The Linux Capabilities Model - Michael Kerrisk, man7.org Training and Consulting [Open Source Summit EU 2019]

Traditional UNIX model is extremely coarse: you only have superuser and normal user. Capabilities are an attempt to mitigate this problem.

Capabilities break down the superuser power into (currently 38) smaller pieces. See man 7 capabilities. The traditional setuid root gets all these capabilities. The idea is to replace the setuid root with set-capability.

Processes have capabilities, but executable files can have the as well. It basically gives those capabilities to the process when you execve the file, like setuid.
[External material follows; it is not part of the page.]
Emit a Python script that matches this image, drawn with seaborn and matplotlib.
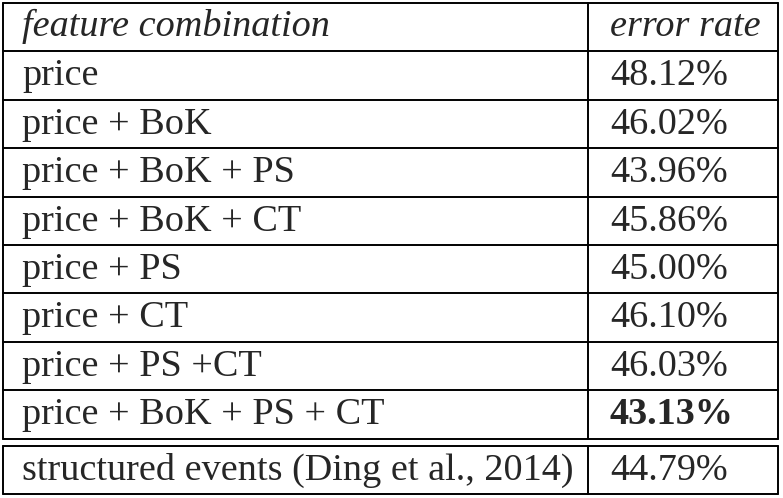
import matplotlib.pyplot as plt
import seaborn as sns

sns.set_theme(style="white")
plt.rcParams['font.family'] = 'Liberation Serif'

# table content
header = ["feature combination", "error rate"]
features = ["price", "price + BoK", "price + BoK + PS", "price + BoK + CT",
            "price + PS", "price + CT", "price + PS +CT", "price + BoK + PS + CT"]
error_rates = [48.12, 46.02, 43.96, 45.86, 45.00, 46.10, 46.03, 43.13]
baseline_name = "structured events (Ding et al., 2014)"
baseline_rate = 44.79

W, H = 783, 498
FS = 27.5
LW = 1.4
x_left, x_mid, x_right = 3, 588, 778
x_txt1, x_txt2 = 22, 610
top = 3
row_h = 48.4
gap_top = 446
base_off = 34

fig = plt.figure(figsize=(W / 100, H / 100), dpi=100)
ax = fig.add_axes([0, 0, 1, 1])
ax.set_xlim(0, W)
ax.set_ylim(H, 0)
ax.axis('off')


def cell(x, y, s, **kw):
    ax.text(x, y, s, fontsize=FS, va='baseline', family='Liberation Serif', **kw)


best = min(error_rates)
n = len(features) + 1  # header + rows
ys = [top + i * row_h for i in range(n + 1)]

# main table lines
for y in ys:
    ax.plot([x_left, x_right], [y, y], color='black', lw=LW)
for x in (x_left, x_mid, x_right):
    ax.plot([x, x], [ys[0], ys[-1]], color='black', lw=LW)

# header
cell(x_txt1, ys[0] + base_off - 1, header[0], style='italic')
cell(x_txt2, ys[0] + base_off - 1, header[1], style='italic')

for i, (f, r) in enumerate(zip(features, error_rates)):
    y = ys[i + 1] + base_off
    cell(x_txt1, y, f)
    cell(x_txt2, y, f"{r:.2f}%", fontweight='bold' if r == best else 'normal')

# second table (baseline)
y0, y1 = gap_top, gap_top + row_h
for y in (y0, y1):
    ax.plot([x_left, x_right], [y, y], color='black', lw=LW)
for x in (x_left, x_mid, x_right):
    ax.plot([x, x], [y0, y1], color='black', lw=LW)
cell(x_txt1, y0 + base_off, baseline_name)
cell(x_txt2, y0 + base_off, f"{baseline_rate:.2f}%")

fig.savefig("out.png", dpi=100, facecolor='white')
A capability set is a bitmask representing a group of capabilities. Each process (actually thread) has 3 (actually more) capability sets:

  • permitted
  • effective
  • inheritable

Files have 3 corresponding capability sets. Inheritable capability sets were a mistake, they’re not usable in practice. Process capability sets can be seen in /proc/PID/status. getpcaps reads this and shows it in more-or-less human-readable form.

A process can “raise” (i.e. acquire) and “lower” (i.e. drop) capabilities. libcap is a library to simplify these APIs. Effective capabilities can be raised if they’re in the permitted set. Dropping a capability from the permitted set means that it can never reacquired again (except by execve’ing another program). Effective capabilities can be dropped and then raised again later.

Permitted capabilities are the permitted capabilities it acquires on execve. Effective capabilities is a single bit that says if the permitted capabilities become immediately effective. Without it, it starts out without effective capabilities. Normally you would not set the effective capabilities, but it’s useful for programs that are not capability-aware.

setcap allows to assign capabilities to a file. It is stored as xattr in the filesystem. Obviously, you need privilege: CAP_SETFCAP. getcap shows the capabilities. libcap has corresponding functions, and also conversion from/to string.

During execve, the process permitted capabilities are ANDed with the previous process’s bounding set (usually everything). The capability bounding set makes it possible to irreversibly drop capabilities that children can never reacquire, even by execve’ing a setcap program.

Inheritable capabilities have now been replaced with ambient capabilities. The problem is that a program with capabilities sometimes wants to run a child process that doesn’t have any setcap. However, on execve, the child gets the capabilities of the file, not the capabilities of the parent process. So, there has to be a way to make sure that some capabilities are inherited by children, i.e. ORed with the file capabilities. A process can copy capabilities from its permitted set to the ambient set, and those will be transferred over execve, but only if the binary is not privileged. Reality is a little more complicated. See the slides for the formal details.

Capabilities are complicated to understand, less familiar to sysadmins. They’re more work to program. Some capabilities can easily be used to get full root access. This is not always very obvious. About half of them can be used for full root access, according to grsecurity. Capabilities are often too broad: a particular program needs to do only one specific thing, but the capability allows a lot of other things as well. From the kernel developer’s point of view, when adding a new thing, they have to decide if they should use an existing bit or create a new one. Obviously, usually an existing bit will be reused. In particular, CAP_SYS_ADMIN allows you to do many different things. It accounts for over 45% of the capability checks in the 5.2 kernel.